==== Data extract
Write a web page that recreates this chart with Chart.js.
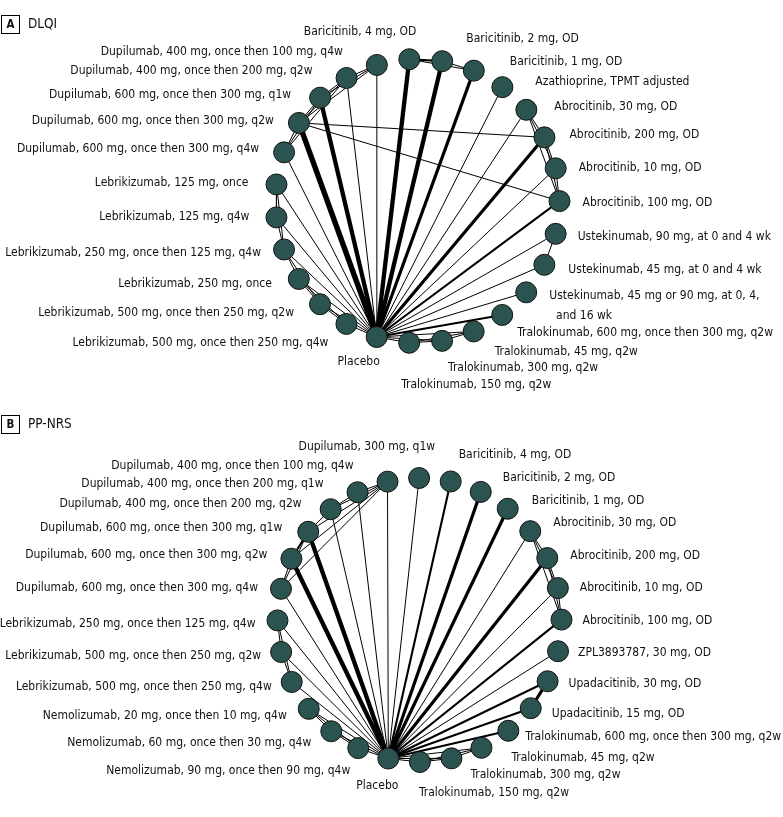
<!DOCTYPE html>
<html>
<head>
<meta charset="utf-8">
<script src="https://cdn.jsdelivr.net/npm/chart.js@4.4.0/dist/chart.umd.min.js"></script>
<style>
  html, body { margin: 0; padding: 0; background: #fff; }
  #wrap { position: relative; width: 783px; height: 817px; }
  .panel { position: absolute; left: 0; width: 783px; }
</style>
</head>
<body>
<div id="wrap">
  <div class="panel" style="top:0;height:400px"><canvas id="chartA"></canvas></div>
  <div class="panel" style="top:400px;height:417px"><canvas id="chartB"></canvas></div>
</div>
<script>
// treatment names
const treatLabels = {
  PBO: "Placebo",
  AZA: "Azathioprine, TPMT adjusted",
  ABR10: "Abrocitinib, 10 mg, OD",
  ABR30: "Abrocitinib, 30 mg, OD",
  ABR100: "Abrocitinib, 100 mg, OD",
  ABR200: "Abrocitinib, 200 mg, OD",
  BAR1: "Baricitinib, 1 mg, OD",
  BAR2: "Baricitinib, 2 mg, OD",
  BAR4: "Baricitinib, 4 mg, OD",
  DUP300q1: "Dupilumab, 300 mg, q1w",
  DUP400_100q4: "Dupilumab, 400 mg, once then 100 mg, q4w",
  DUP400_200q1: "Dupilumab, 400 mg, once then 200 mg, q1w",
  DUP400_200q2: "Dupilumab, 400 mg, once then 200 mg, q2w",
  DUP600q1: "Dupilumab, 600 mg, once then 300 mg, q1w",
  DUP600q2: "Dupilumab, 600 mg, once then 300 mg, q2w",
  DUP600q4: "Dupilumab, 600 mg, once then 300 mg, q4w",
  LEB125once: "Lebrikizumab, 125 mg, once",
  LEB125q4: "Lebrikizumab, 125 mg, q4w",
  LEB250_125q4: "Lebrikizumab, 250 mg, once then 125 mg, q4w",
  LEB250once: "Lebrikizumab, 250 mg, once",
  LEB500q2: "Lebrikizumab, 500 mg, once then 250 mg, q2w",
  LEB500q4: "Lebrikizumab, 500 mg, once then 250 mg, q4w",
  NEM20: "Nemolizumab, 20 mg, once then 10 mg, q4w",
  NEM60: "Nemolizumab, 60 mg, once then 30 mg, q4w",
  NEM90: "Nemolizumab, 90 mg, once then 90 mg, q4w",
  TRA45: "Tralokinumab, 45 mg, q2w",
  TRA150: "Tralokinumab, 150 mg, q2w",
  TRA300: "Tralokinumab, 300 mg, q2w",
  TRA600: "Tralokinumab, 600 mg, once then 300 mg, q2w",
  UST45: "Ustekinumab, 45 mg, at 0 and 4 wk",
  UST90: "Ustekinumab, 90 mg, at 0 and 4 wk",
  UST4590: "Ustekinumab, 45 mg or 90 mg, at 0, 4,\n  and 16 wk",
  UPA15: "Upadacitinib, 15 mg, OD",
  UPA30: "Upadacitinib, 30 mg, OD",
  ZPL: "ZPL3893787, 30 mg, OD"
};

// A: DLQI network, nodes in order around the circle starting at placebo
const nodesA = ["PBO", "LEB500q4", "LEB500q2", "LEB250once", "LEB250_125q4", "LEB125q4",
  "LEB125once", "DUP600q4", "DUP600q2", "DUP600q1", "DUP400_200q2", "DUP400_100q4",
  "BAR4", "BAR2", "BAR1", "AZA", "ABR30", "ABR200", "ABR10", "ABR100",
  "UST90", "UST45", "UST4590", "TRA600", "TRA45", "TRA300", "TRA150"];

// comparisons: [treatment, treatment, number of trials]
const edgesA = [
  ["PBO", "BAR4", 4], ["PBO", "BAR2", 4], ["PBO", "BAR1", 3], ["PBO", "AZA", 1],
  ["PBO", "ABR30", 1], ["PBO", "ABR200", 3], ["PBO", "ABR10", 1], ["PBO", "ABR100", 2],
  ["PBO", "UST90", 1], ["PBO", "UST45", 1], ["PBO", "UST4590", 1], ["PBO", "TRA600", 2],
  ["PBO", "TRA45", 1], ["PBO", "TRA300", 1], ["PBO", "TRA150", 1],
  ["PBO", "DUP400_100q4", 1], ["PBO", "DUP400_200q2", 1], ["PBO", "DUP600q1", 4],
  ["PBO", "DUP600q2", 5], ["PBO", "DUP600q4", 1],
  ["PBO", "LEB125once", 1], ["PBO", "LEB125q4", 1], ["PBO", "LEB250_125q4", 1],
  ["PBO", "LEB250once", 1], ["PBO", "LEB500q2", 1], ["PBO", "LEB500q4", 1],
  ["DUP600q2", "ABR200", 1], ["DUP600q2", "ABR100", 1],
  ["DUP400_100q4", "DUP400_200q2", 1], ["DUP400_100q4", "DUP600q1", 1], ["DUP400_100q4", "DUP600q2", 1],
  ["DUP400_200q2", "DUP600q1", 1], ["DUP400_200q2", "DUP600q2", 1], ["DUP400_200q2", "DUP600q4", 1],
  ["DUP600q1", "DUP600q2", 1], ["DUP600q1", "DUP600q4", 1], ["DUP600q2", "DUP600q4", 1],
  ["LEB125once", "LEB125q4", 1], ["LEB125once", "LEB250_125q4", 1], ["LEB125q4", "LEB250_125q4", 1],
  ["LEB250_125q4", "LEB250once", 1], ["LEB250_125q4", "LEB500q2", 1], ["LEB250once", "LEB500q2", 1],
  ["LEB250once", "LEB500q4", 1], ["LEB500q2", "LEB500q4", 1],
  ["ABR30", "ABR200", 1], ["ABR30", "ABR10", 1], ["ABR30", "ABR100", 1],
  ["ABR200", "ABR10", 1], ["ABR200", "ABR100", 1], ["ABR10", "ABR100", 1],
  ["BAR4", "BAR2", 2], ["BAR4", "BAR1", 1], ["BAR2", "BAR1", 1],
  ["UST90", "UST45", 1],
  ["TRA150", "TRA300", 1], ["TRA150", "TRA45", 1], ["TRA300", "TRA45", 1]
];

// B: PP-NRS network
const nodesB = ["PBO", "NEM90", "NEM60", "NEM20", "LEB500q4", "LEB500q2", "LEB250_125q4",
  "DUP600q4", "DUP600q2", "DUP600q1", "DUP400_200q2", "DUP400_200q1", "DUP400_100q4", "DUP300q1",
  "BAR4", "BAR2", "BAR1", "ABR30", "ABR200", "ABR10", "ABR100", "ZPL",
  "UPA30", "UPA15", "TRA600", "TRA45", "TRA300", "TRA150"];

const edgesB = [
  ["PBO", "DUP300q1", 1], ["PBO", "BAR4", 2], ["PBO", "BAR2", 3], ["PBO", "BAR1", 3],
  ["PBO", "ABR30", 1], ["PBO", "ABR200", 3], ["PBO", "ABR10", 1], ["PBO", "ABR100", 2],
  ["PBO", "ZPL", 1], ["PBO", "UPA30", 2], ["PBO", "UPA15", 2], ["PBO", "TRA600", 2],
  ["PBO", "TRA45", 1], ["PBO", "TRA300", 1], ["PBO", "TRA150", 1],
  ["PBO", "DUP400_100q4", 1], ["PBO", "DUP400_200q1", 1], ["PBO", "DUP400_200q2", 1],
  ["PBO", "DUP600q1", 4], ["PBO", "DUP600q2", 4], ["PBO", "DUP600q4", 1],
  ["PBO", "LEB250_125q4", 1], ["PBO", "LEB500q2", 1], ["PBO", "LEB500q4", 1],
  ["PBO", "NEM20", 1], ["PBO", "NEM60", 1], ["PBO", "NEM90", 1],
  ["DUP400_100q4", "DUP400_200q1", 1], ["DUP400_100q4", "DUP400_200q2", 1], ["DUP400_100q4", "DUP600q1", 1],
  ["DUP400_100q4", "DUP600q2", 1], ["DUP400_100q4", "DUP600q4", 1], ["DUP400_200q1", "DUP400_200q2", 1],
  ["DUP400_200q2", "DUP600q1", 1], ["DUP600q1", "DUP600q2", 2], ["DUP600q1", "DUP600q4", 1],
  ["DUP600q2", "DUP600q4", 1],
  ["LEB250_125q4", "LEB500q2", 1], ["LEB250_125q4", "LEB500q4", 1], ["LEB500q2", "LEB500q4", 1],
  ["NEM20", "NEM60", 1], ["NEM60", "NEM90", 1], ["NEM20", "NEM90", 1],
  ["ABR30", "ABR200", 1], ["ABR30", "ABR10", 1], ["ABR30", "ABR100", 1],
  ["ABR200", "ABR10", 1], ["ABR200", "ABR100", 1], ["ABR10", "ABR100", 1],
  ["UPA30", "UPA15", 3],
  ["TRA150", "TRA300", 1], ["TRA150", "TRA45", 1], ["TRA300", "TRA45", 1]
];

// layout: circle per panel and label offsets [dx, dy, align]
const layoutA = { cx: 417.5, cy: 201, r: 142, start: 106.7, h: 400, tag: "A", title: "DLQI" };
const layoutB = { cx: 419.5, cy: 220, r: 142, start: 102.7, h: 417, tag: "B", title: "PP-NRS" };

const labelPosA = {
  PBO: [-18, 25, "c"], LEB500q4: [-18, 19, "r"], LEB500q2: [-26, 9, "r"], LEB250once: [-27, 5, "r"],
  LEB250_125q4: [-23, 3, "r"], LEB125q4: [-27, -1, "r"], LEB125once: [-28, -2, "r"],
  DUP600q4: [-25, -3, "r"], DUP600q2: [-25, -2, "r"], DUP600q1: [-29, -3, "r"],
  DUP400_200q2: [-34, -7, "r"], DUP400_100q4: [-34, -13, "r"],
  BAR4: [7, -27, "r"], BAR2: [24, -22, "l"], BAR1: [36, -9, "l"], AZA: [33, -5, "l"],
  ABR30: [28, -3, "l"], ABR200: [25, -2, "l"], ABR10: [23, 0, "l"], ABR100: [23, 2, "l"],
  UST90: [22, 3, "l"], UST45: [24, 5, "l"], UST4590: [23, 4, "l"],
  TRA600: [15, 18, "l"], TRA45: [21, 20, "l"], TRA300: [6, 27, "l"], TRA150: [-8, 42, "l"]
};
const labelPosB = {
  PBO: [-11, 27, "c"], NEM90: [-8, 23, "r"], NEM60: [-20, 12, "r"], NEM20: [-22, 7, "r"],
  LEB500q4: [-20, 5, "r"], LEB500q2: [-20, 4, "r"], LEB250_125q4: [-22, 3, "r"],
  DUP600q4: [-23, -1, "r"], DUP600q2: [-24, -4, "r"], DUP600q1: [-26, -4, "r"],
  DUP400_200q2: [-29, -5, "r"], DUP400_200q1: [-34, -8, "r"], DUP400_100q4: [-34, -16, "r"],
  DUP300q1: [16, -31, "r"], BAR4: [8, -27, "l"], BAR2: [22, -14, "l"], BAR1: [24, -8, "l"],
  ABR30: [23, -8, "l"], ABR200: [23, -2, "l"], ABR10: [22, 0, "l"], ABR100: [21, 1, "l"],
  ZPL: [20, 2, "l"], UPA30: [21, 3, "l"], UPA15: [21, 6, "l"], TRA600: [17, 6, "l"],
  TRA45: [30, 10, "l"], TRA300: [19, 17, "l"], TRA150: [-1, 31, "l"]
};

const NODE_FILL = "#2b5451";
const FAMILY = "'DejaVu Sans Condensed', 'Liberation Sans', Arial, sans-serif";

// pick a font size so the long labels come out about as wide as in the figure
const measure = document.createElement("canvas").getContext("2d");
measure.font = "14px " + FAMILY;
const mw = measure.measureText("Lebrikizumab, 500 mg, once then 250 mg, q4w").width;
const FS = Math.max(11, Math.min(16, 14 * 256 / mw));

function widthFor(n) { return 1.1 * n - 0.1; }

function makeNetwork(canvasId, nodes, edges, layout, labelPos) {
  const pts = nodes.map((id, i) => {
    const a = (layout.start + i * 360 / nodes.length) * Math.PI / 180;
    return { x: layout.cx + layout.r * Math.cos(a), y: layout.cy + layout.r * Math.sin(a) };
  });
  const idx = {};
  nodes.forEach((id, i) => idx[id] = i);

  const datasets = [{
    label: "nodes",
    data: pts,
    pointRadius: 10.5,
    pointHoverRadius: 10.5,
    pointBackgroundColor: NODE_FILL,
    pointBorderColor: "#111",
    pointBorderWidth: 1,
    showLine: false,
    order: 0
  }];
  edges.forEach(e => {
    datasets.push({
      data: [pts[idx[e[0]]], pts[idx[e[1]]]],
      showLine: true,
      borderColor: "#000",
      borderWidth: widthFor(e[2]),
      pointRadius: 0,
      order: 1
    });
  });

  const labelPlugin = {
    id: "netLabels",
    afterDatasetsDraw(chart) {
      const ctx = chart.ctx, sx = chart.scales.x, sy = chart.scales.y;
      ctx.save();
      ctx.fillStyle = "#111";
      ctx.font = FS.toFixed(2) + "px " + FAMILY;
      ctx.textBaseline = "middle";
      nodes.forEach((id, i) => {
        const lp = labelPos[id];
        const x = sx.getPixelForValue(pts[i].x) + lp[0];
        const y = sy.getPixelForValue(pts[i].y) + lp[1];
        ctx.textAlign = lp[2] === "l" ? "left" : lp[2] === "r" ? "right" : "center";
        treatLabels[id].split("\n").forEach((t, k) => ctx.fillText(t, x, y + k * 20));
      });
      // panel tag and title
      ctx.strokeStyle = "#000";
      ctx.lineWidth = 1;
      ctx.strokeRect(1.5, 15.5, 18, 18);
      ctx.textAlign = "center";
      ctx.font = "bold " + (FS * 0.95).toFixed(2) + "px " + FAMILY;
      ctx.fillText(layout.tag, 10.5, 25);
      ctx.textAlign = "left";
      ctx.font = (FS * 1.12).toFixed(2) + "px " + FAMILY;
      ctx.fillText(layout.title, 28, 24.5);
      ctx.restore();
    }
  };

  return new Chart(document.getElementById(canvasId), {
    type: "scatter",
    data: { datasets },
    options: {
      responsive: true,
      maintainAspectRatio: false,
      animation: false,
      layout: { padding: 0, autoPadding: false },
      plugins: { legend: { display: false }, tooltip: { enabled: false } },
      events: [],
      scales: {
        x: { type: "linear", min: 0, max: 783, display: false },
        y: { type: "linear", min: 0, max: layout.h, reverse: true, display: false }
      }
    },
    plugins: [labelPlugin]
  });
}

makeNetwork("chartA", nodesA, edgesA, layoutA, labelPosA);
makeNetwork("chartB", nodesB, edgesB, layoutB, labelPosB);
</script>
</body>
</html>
========
==== Data extract
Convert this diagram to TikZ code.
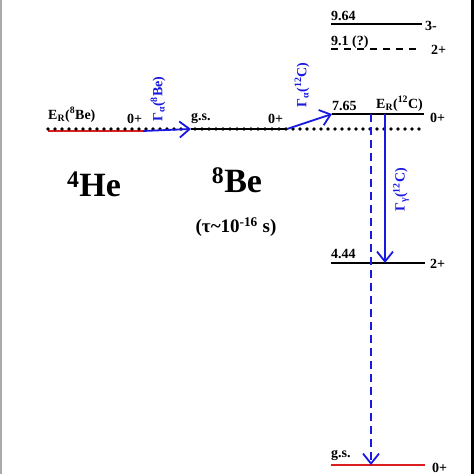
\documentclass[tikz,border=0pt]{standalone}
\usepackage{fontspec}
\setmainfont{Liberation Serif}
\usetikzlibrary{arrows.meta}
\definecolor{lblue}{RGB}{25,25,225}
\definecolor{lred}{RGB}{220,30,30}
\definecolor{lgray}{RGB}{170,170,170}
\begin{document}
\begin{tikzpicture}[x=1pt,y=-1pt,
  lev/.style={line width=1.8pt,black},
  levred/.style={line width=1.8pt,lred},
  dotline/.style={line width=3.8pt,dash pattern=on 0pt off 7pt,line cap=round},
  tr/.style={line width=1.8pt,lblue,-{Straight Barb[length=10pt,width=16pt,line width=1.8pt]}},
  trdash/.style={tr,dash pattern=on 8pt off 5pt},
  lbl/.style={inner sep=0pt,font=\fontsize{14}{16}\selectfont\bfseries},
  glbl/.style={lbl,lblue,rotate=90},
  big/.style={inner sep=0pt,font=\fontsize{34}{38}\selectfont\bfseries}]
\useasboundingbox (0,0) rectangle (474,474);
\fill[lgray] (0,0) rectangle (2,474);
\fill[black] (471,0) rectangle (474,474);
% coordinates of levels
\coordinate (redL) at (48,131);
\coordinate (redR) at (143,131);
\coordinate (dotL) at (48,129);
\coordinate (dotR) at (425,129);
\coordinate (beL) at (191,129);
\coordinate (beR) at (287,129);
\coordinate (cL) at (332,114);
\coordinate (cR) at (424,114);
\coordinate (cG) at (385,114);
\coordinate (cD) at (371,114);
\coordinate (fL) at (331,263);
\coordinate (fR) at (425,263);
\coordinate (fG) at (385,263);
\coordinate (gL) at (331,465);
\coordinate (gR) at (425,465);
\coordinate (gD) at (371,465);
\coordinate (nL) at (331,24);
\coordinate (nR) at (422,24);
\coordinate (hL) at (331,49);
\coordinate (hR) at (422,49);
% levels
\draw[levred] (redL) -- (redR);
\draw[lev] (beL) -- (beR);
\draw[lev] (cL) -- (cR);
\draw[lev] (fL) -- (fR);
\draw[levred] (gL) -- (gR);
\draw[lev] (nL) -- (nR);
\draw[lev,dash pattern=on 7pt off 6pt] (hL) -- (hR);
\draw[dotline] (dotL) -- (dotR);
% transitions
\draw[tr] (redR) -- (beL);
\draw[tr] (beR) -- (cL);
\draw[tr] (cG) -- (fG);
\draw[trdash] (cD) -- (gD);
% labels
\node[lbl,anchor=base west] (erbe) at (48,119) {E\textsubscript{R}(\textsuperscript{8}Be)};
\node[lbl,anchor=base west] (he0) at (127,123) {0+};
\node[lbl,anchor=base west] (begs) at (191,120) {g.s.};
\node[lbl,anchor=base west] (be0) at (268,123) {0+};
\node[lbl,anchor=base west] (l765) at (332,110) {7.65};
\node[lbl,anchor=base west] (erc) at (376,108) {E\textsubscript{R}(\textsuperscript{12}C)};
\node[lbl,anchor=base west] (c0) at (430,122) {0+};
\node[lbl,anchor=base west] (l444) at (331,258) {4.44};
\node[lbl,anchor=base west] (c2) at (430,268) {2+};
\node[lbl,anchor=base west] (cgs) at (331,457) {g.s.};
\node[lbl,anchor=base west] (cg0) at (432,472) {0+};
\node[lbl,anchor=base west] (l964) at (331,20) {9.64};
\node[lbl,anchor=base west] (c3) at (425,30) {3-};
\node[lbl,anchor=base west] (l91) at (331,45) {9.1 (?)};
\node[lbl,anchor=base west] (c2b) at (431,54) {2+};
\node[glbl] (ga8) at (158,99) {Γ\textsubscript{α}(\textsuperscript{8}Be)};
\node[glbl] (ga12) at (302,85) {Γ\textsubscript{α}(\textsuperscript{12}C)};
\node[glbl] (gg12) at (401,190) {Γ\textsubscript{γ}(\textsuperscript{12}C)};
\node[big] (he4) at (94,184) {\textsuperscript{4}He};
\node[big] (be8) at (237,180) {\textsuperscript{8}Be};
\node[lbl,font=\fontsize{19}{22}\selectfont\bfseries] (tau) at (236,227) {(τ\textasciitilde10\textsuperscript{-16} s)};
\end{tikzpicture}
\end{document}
========
==== Data extract
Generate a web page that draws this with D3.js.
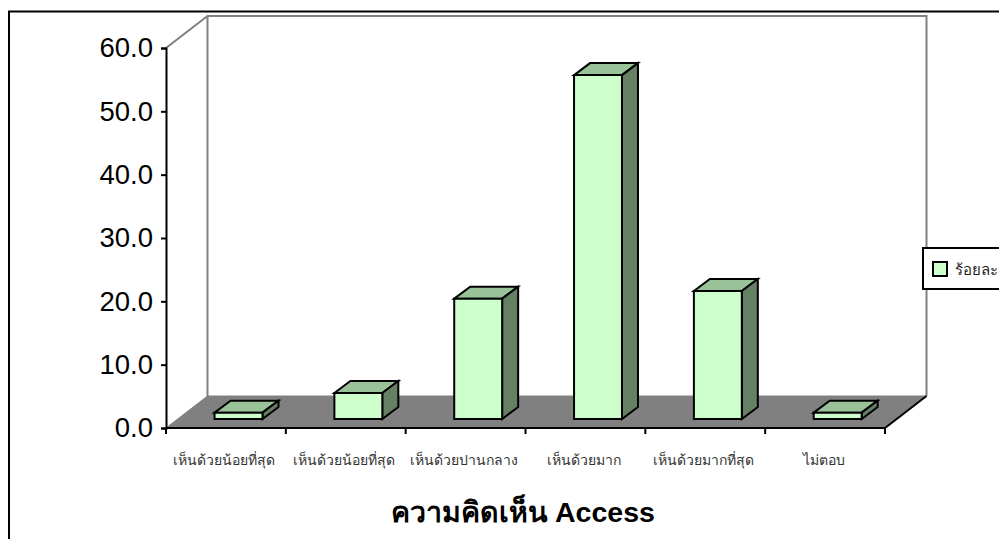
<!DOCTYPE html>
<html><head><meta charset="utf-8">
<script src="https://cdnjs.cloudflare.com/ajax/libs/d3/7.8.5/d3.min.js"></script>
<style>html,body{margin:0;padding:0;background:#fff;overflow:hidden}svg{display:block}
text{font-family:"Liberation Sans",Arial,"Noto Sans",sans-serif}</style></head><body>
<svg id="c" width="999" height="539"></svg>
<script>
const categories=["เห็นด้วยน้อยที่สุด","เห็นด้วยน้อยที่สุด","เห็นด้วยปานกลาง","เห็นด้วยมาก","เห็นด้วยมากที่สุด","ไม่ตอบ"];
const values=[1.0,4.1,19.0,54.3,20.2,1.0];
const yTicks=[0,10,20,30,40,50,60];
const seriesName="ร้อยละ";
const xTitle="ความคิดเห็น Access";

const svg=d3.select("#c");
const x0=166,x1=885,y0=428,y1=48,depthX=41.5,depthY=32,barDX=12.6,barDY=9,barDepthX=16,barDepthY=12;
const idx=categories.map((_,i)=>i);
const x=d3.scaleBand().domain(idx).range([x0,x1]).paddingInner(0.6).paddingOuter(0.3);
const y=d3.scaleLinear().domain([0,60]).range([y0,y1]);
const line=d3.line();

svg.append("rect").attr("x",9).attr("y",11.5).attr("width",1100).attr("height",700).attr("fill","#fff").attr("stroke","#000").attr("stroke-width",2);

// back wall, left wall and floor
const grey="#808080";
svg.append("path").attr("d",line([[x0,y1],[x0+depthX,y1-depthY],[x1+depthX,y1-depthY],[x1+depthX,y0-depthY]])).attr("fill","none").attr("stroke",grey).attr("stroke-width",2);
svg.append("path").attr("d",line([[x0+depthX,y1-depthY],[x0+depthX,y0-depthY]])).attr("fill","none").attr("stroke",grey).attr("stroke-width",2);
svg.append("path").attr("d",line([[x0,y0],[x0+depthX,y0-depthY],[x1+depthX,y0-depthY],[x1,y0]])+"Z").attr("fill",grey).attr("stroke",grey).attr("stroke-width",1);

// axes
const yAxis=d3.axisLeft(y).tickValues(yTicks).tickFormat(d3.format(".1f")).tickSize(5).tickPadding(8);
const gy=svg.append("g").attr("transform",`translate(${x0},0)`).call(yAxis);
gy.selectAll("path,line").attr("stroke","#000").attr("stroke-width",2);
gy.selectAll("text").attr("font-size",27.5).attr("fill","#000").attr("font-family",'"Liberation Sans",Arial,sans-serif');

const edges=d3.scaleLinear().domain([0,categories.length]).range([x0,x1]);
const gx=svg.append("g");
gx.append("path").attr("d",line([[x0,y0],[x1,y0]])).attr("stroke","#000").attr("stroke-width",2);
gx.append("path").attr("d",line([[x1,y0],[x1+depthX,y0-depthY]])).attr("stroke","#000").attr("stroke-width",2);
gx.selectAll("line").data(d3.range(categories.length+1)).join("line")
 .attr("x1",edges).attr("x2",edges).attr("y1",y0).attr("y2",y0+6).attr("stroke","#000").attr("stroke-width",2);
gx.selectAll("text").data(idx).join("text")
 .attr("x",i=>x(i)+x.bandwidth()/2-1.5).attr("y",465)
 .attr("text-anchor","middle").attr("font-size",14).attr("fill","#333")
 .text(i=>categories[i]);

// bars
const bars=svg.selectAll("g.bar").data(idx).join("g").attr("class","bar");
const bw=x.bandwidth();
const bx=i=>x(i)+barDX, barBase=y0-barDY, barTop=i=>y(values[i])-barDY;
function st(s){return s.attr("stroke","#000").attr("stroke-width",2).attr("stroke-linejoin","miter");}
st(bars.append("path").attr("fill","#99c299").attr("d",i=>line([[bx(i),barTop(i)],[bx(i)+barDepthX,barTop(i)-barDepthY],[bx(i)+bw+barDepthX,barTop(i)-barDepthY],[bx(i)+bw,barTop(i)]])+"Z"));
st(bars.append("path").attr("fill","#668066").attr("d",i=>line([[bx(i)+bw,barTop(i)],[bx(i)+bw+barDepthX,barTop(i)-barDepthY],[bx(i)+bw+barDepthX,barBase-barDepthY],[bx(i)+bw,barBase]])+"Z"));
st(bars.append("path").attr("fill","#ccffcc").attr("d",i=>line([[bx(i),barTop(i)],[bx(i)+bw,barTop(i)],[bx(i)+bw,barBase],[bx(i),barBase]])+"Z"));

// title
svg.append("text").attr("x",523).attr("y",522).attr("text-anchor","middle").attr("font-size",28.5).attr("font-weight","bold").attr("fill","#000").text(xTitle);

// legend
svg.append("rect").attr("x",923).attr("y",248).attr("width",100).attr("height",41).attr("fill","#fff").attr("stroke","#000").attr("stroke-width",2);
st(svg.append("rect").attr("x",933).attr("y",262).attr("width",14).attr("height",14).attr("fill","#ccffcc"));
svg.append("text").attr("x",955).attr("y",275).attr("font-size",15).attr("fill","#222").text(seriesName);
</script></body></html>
========
→ Given exercise: Read the entries and show each line that mentions "page".

→ Exercise solution:
Write a web page that recreates this chart with Chart.js.
Generate a web page that draws this with D3.js.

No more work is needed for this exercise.